As a parent, it’s hard to let go of control. It’s hard to give our children choices because of how we believe that reflects on us.
However, control only yields behavior modification, not instilled morals. In controlled environments, children only do things because they are told it’s the right thing to do, not because that’s who they are, and that’s what they value or know will produce the results they want to foster in their lives.
This is why I believe you see parents shelter their children, and then they get out of the house and go crazy. They grew up in a household where their choices were always made for them. When decisions are made for us, we never learn to take responsibility for them. We can’t entirely hold on to the consequences of a choice that was never ours to make. They actually aren’t sure how to make decisions because they have never been given a chance.

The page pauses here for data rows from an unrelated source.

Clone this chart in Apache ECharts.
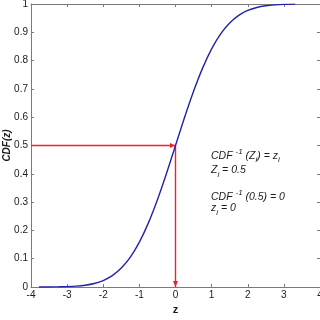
<!DOCTYPE html>
<html><head><meta charset="utf-8">
<script src="https://cdn.jsdelivr.net/npm/echarts@6/dist/echarts.min.js"></script>
<style>html,body{margin:0;padding:0;background:#fff}#c{width:320px;height:320px}</style>
</head><body><div id="c"></div>
<script>
var zValues = [-3.78,-3.5,-3.25,-3.0,-2.75,-2.5,-2.25,-2.0,-1.75,-1.5,-1.25,-1.0,-0.75,-0.5,-0.25,0,0.25,0.5,0.75,1.0,1.25,1.5,1.75,2.0,2.25,2.5,2.75,3.0,3.31];
var cdfValues = [0.0001,0.0002,0.0006,0.0013,0.0030,0.0062,0.0122,0.0228,0.0401,0.0668,0.1056,0.1587,0.2266,0.3085,0.4013,0.5,0.5987,0.6915,0.7734,0.8413,0.8944,0.9332,0.9599,0.9772,0.9878,0.9938,0.9970,0.9987,0.9995];
var arrowStartX = -4;
var arrowPoint = [0, 0.5];
var xTicks = [-4,-3,-2,-1,0,1,2,3,4];
var yTicks = [0,0.1,0.2,0.3,0.4,0.5,0.6,0.7,0.8,0.9,1];

var FONT = 'Liberation Sans, Arial, sans-serif';
var chart = echarts.init(document.getElementById('c'), null, {renderer:'canvas'});
var axisCol = '#7a7a7a';
var lblCol = '#1a1a1a';
var red = '#f0202a';
var curve = zValues.map(function(z,i){return [z, cdfValues[i]];});
var option = {
  animation:false,
  backgroundColor:'#fff',
  grid:{left:31,right:0,top:4,bottom:33,containLabel:false,outerBoundsMode:'none'},
  xAxis:[{
    type:'value', min:xTicks[0], max:xTicks[xTicks.length-1], interval:1,
    name:'z', nameLocation:'middle', nameGap:17, nameMoveOverlap:false,
    nameTextStyle:{fontFamily:FONT,fontSize:11,fontWeight:'bold',color:lblCol},
    axisLine:{onZero:false,lineStyle:{color:axisCol,width:1}},
    axisTick:{inside:true,length:3,lineStyle:{color:axisCol}},
    axisLabel:{fontFamily:FONT,fontSize:10,color:lblCol,margin:3,showMaxLabel:true,showMinLabel:true},
    splitLine:{show:false}
  },{
    type:'value', position:'top', min:-4, max:4, interval:1,
    axisLine:{onZero:false,lineStyle:{color:axisCol,width:1}},
    axisTick:{inside:true,length:3,lineStyle:{color:axisCol}},
    axisLabel:{show:false}, splitLine:{show:false}
  }],
  yAxis:[{
    type:'value', min:0, max:1, interval:0.1,
    name:'CDF(z)', nameLocation:'middle', nameGap:19, nameMoveOverlap:false,
    nameTextStyle:{fontFamily:FONT,fontSize:10,fontWeight:'bold',fontStyle:'italic',color:lblCol},
    axisLine:{onZero:false,lineStyle:{color:axisCol,width:1}},
    axisTick:{inside:true,length:3,lineStyle:{color:axisCol}},
    axisLabel:{fontFamily:FONT,fontSize:10,color:lblCol,margin:3},
    splitLine:{show:false}
  },{
    type:'value', position:'right', min:0, max:1, interval:0.1,
    axisLine:{onZero:false,lineStyle:{color:axisCol,width:1}},
    axisTick:{inside:true,length:3,lineStyle:{color:axisCol}},
    axisLabel:{show:false}, splitLine:{show:false}
  }],
  series:[{
    type:'line', data:curve, smooth:0.3, showSymbol:false,
    lineStyle:{color:'#2323a8',width:1.4}, z:3
  },{
    type:'line', z:2, showSymbol:false, symbol:'none',
    lineStyle:{color:red,width:1.6},
    data:[[arrowStartX, arrowPoint[1]],[arrowPoint[0], arrowPoint[1]]],
    markPoint:{
      symbol:'triangle', symbolSize:[5,5], symbolRotate:-90, symbolOffset:[-3,0],
      itemStyle:{color:red}, label:{show:false},
      data:[{coord:[arrowPoint[0], arrowPoint[1]]}]
    }
  },{
    type:'line', z:2, showSymbol:false, symbol:'none',
    lineStyle:{color:red,width:1.4},
    data:[[arrowPoint[0], arrowPoint[1]],[arrowPoint[0], 0]],
    markPoint:{
      symbol:'triangle', symbolSize:[5,6], symbolRotate:180, symbolOffset:[0,-3],
      itemStyle:{color:red}, label:{show:false},
      data:[{coord:[arrowPoint[0], 0]}]
    }
  }],
  graphic:[
    {type:'text', left:211, top:148, style:{
      text:'{n|CDF }{sup|-1}{n| (Z}{sub|i}{n|) = z}{sub|i}',
      rich:{n:{fontFamily:FONT,fontSize:10.5,fontStyle:'italic',fill:lblCol,lineHeight:16},
            sup:{fontFamily:FONT,fontSize:8,fontStyle:'italic',fill:lblCol,verticalAlign:'top',lineHeight:16},
            sub:{fontFamily:FONT,fontSize:8,fontStyle:'italic',fill:lblCol,verticalAlign:'bottom',lineHeight:16}}}},
    {type:'text', left:211, top:165, style:{
      text:'{n|Z}{sub|i}{n| = 0.5}',
      rich:{n:{fontFamily:FONT,fontSize:10.5,fontStyle:'italic',fill:lblCol,lineHeight:16},
            sub:{fontFamily:FONT,fontSize:8,fontStyle:'italic',fill:lblCol,verticalAlign:'bottom',lineHeight:16}}}},
    {type:'text', left:211, top:189, style:{
      text:'{n|CDF }{sup|-1}{n| (0.5) = 0}',
      rich:{n:{fontFamily:FONT,fontSize:10.5,fontStyle:'italic',fill:lblCol,lineHeight:16},
            sup:{fontFamily:FONT,fontSize:8,fontStyle:'italic',fill:lblCol,verticalAlign:'top',lineHeight:16}}}},
    {type:'text', left:211, top:203, style:{
      text:'{n|z}{sub|i}{n| = 0}',
      rich:{n:{fontFamily:FONT,fontSize:10.5,fontStyle:'italic',fill:lblCol,lineHeight:16},
            sub:{fontFamily:FONT,fontSize:8,fontStyle:'italic',fill:lblCol,verticalAlign:'bottom',lineHeight:16}}}}
  ]
};
chart.setOption(option);
</script></body></html>
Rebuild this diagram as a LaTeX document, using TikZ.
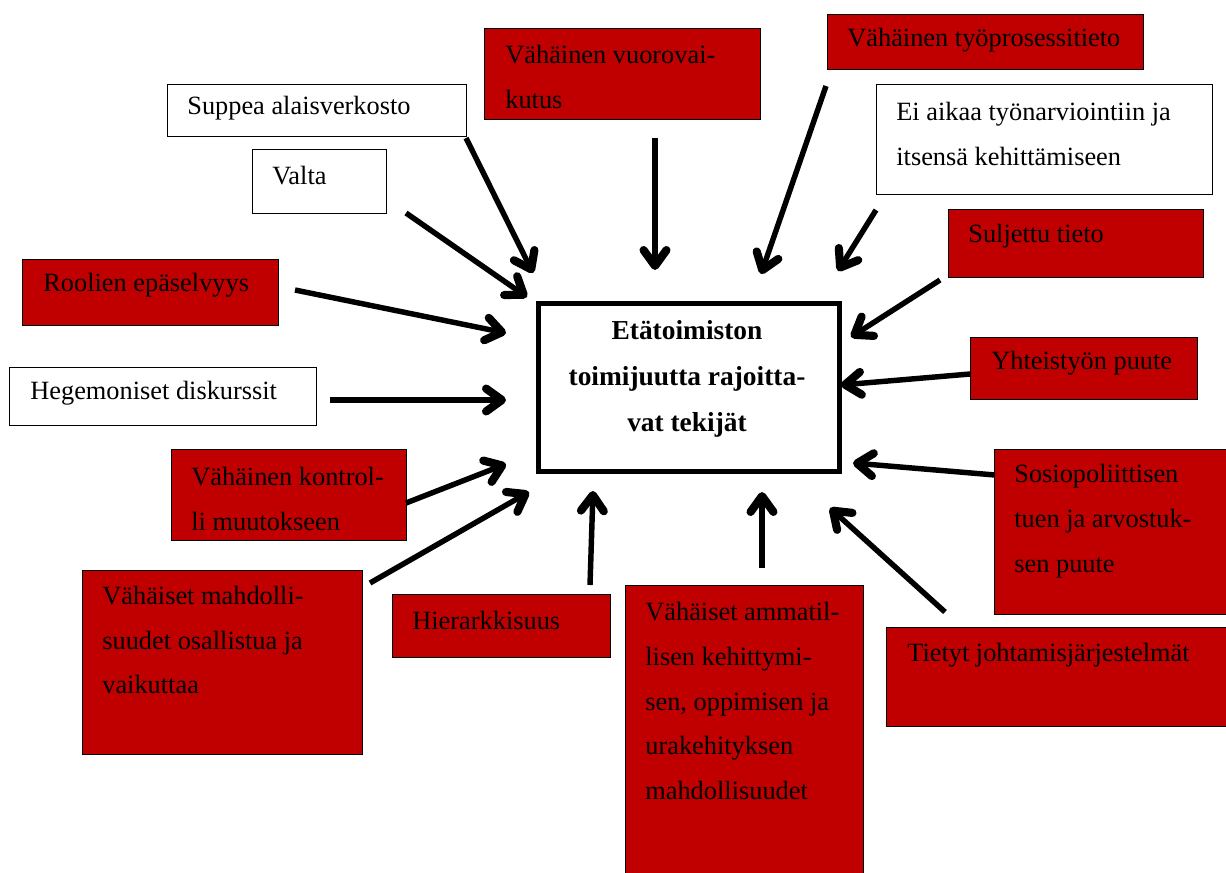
\documentclass[tikz,border=0pt]{standalone}
\usepackage{fontspec}
\setmainfont{Liberation Serif}
\usetikzlibrary{arrows.meta}
\definecolor{boxred}{HTML}{C00000}
\tikzset{
  redbox/.style={draw=black, line width=0.6pt, fill=boxred, anchor=north west, inner sep=0pt},
  whitebox/.style={draw=black, line width=0.6pt, fill=white, anchor=north west, inner sep=0pt},
  lbl/.style={anchor=west, inner sep=0pt, align=left, font=\fontsize{15}{25.5}\selectfont},
  arr/.style={line width=3.1pt, -{Straight Barb[length=9pt,width=13pt,line width=0pt 1.5,round]}},
}
\begin{document}
\begin{tikzpicture}[x=0.02cm,y=-0.02cm]
\useasboundingbox (0,0) rectangle (1226,872);
% center
\node[draw=black, line width=2.6pt, anchor=north west, inner sep=0pt, minimum width=301*0.02cm, minimum height=168*0.02cm] (center) at (536,301) {};
\node[anchor=center, inner sep=0pt, align=center, font=\bfseries\fontsize{15.6}{26.2}\selectfont] (ctext) at (687,379) {Etätoimiston\\toimijuutta rajoitta-\\vat tekijät};
% boxes
\node[redbox, minimum width=276*0.02cm, minimum height=91*0.02cm] (b1) at (484,28) {};
\node[lbl] (t1) at (505,77) {Vähäinen vuorovai-\\kutus};
\node[redbox, minimum width=316*0.02cm, minimum height=55*0.02cm] (b2) at (827,14) {};
\node[lbl] (t2) at (847,40) {Vähäinen työprosessitieto};
\node[whitebox, minimum width=299*0.02cm, minimum height=52*0.02cm] (b3) at (167,84) {};
\node[lbl] (t3) at (187,108) {Suppea alaisverkosto};
\node[whitebox, minimum width=336*0.02cm, minimum height=110*0.02cm] (b4) at (876,84) {};
\node[lbl] (t4) at (896,134) {Ei aikaa työnarviointiin ja\\itsensä kehittämiseen};
\node[whitebox, minimum width=134*0.02cm, minimum height=64*0.02cm] (b5) at (252,149) {};
\node[lbl] (t5) at (272,176) {Valta};
\node[redbox, minimum width=255*0.02cm, minimum height=68*0.02cm] (b6) at (948,209) {};
\node[lbl] (t6) at (968,236) {Suljettu tieto};
\node[redbox, minimum width=256*0.02cm, minimum height=66*0.02cm] (b7) at (22,259) {};
\node[lbl] (t7) at (43,285) {Roolien epäselvyys};
\node[redbox, minimum width=227*0.02cm, minimum height=62*0.02cm] (b8) at (970,337) {};
\node[lbl] (t8) at (991,363) {Yhteistyön puute};
\node[whitebox, minimum width=307*0.02cm, minimum height=58*0.02cm] (b9) at (9,367) {};
\node[lbl] (t9) at (30,393) {Hegemoniset diskurssit};
\node[redbox, minimum width=235*0.02cm, minimum height=91*0.02cm] (b10) at (171,449) {};
\node[lbl] (t10) at (191,499) {Vähäinen kontrol-\\li muutokseen};
\node[redbox, minimum width=232*0.02cm, minimum height=165*0.02cm] (b11) at (994,449) {};
\node[lbl] (t11) at (1014,521) {Sosiopoliittisen\\tuen ja arvostuk-\\sen puute};
\node[redbox, minimum width=280*0.02cm, minimum height=184*0.02cm] (b12) at (82,570) {};
\node[lbl] (t12) at (102,640) {Vähäiset mahdolli-\\suudet osallistua ja\\vaikuttaa};
\node[redbox, minimum width=218*0.02cm, minimum height=63*0.02cm] (b13) at (392,594) {};
\node[lbl] (t13) at (412,620) {Hierarkkisuus};
\node[redbox, minimum width=238*0.02cm, minimum height=290*0.02cm] (b14) at (625,585) {};
\node[lbl] (t14) at (645,701) {Vähäiset ammatil-\\lisen kehittymi-\\sen, oppimisen ja\\urakehityksen\\mahdollisuudet};
\node[redbox, minimum width=340*0.02cm, minimum height=99*0.02cm] (b15) at (886,627) {};
\node[lbl] (t15) at (907,655) {Tietyt johtamisjärjestelmät};
% arrow endpoints
\coordinate (s1) at (466,138); \coordinate (e1) at (533,273);
\coordinate (s2) at (406,213); \coordinate (e2) at (527,297);
\coordinate (s3) at (295,290); \coordinate (e3) at (506,333);
\coordinate (s4) at (330,400); \coordinate (e4) at (506,400);
\coordinate (s5) at (406,503); \coordinate (e5) at (506,464);
\coordinate (s6) at (370,583); \coordinate (e6) at (529,492);
\coordinate (s7) at (590,585); \coordinate (e7) at (593,491);
\coordinate (s8) at (655,138); \coordinate (e8) at (655,270);
\coordinate (s9) at (826,86); \coordinate (e9) at (761,274);
\coordinate (s10) at (876,210); \coordinate (e10) at (838,271);
\coordinate (s11) at (940,280); \coordinate (e11) at (851,337);
\coordinate (s12) at (970,374); \coordinate (e12) at (841,385);
\coordinate (s13) at (995,475); \coordinate (e13) at (853,463);
\coordinate (s14) at (945,612); \coordinate (e14) at (830,508);
\coordinate (s15) at (762,568); \coordinate (e15) at (762,492);
\foreach \i in {1,...,15} {\draw[arr] (s\i) -- (e\i);}
\end{tikzpicture}
\end{document}
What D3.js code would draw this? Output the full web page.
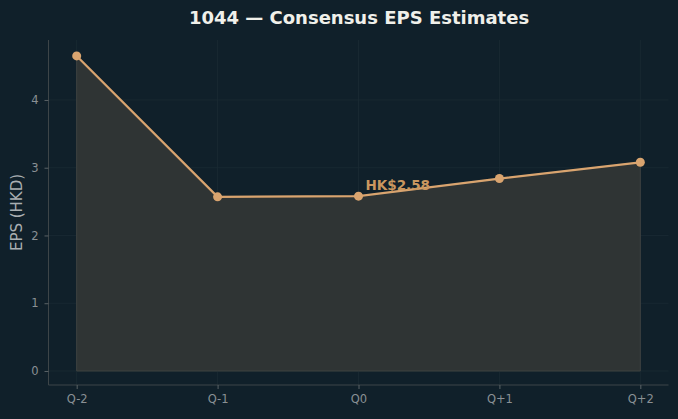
<!DOCTYPE html>
<html>
<head>
<meta charset="utf-8">
<script src="https://cdn.jsdelivr.net/npm/d3@7"></script>
<style>
  body { margin: 0; background: #10202a; }
  svg { display: block; font-family: "DejaVu Sans", sans-serif; }
</style>
</head>
<body>
<svg id="chart" width="678" height="419"></svg>
<script>
// data
var quarters = ["Q-2", "Q-1", "Q0", "Q+1", "Q+2"];
var eps = [4.65, 2.57, 2.58, 2.84, 3.08];
var yTicks = [0, 1, 2, 3, 4];
var current = 2; // index of Q0, annotated

var svg = d3.select("#chart"),
    width = +svg.attr("width"),
    height = +svg.attr("height");

// plot box (window.top is taken, so use other names)
var pLeft = 48.5, pRight = 668.5, pTop = 40, pBottom = 385;

svg.append("rect")
    .attr("width", width)
    .attr("height", height)
    .attr("fill", "#10202a");

let x = d3.scaleLinear().domain([-0.2, 4.2]).range([pLeft, pRight]);
let y = d3.scaleLinear().domain([-0.207, 4.885]).range([pBottom, pTop]);

// grid
svg.append("g")
  .selectAll("line")
  .data(yTicks)
  .enter()
  .append("line")
    .attr("x1", pLeft).attr("x2", pRight)
    .attr("y1", d => y(d)).attr("y2", d => y(d))
    .attr("stroke", "#1a2b33")
    .attr("stroke-width", 0.8)

svg.append("g")
  .selectAll("line")
  .data(quarters)
  .enter()
  .append("line")
    .attr("x1", (d, i) => x(i)).attr("x2", (d, i) => x(i))
    .attr("y1", pTop).attr("y2", pBottom)
    .attr("stroke", "#1a2b33")
    .attr("stroke-width", 0.8)

// area under the line
let area = d3.area()
    .x((d, i) => x(i))
    .y0(y(0))
    .y1(d => y(d))

svg.append("path")
    .datum(eps)
    .attr("d", area)
    .attr("fill", "#2f3434")
    .attr("stroke", "#3e4240")
    .attr("stroke-width", 1)

// axes
let xAxis = d3.axisBottom(x)
    .tickValues(d3.range(quarters.length))
    .tickFormat(i => quarters[i])
    .tickSize(4)
    .tickPadding(6)

let yAxis = d3.axisLeft(y)
    .tickValues(yTicks)
    .tickFormat(d3.format("d"))
    .tickSize(4)
    .tickPadding(6)

let gx = svg.append("g")
    .attr("transform", `translate(0,${pBottom})`)
    .call(xAxis)
gx.select(".domain").attr("d", `M${pLeft},0H${pRight}`)

let gy = svg.append("g")
    .attr("transform", `translate(${pLeft},0)`)
    .call(yAxis)
gy.select(".domain").attr("d", `M0,${pTop}V${pBottom}`)

svg.selectAll(".domain").attr("stroke", "#3d4548")
svg.selectAll(".tick line").attr("stroke", "#5a6266")
svg.selectAll(".tick text")
    .attr("fill", "#8a9094")
    .style("font-size", "11.5px")
    .style("font-family", "DejaVu Sans")

// line + points
let line = d3.line()
    .x((d, i) => x(i))
    .y(d => y(d))

svg.append("path")
    .datum(eps)
    .attr("d", line)
    .attr("fill", "none")
    .attr("stroke", "#d9a46f")
    .attr("stroke-width", 2.2)

svg.append("g")
  .selectAll("circle")
  .data(eps)
  .enter()
  .append("circle")
    .attr("cx", (d, i) => x(i))
    .attr("cy", d => y(d))
    .attr("r", 4.5)
    .attr("fill", "#d9a46f")

// annotation
svg.append("text")
    .attr("x", x(current) + 7)
    .attr("y", y(eps[current]) - 6)
    .attr("fill", "#c9975f")
    .style("font-size", "13.5px")
    .style("font-weight", "bold")
    .text("HK$" + eps[current].toFixed(2))

// labels
svg.append("text")
    .attr("x", width / 2 + 20)
    .attr("y", 24)
    .attr("text-anchor", "middle")
    .attr("fill", "#f0f0ea")
    .style("font-size", "18px")
    .style("font-weight", "bold")
    .text("1044 — Consensus EPS Estimates")

svg.append("text")
    .attr("transform", `translate(22,${(pTop + pBottom) / 2}) rotate(-90)`)
    .attr("text-anchor", "middle")
    .attr("fill", "#a9afb2")
    .style("font-size", "15px")
    .text("EPS (HKD)")
</script>
</body>
</html>
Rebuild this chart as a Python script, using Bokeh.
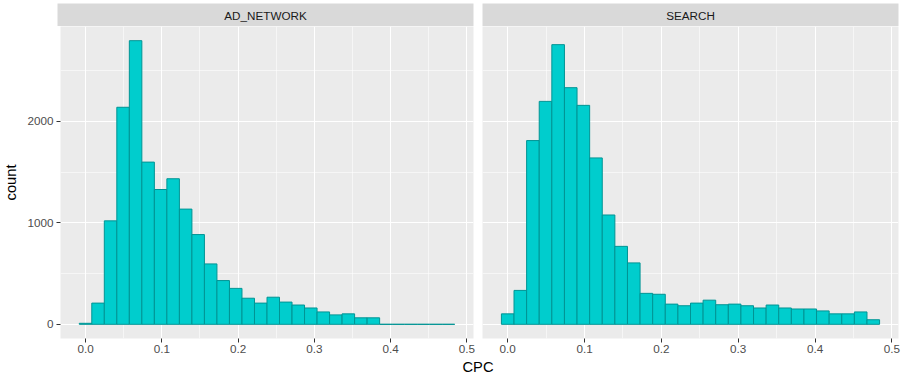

Our children need to learn from their consequences. Consequences create a safe place for our children to learn from their mistakes and celebrate their victories. They need to be able to see how what they do affects their life, themselves, and other people. This helps them build their decision-making ability. Choices create confidence in our children.
Freedom is not just the absence of doing wrong things; it’s actually having a choice and being able to choose the right thing – not because we were told to, but because of a conviction that we have learned from being allowed to make the right choice.
Obviously, this is all age-appropriate decisions and choices. I implement this with my 2-year-old by asking her what she wants to wear or what she wants to do. It’s not always open-ended. Sometimes it’s a this or that choice. Whatever age your kids are, options can be given, and consequences can be learned. There is so much to be acknowledged in the power of choice.
I have found consequences to be a much healthier and productive way to discipline, and I would encourage you to think about what this looks like for you and your family.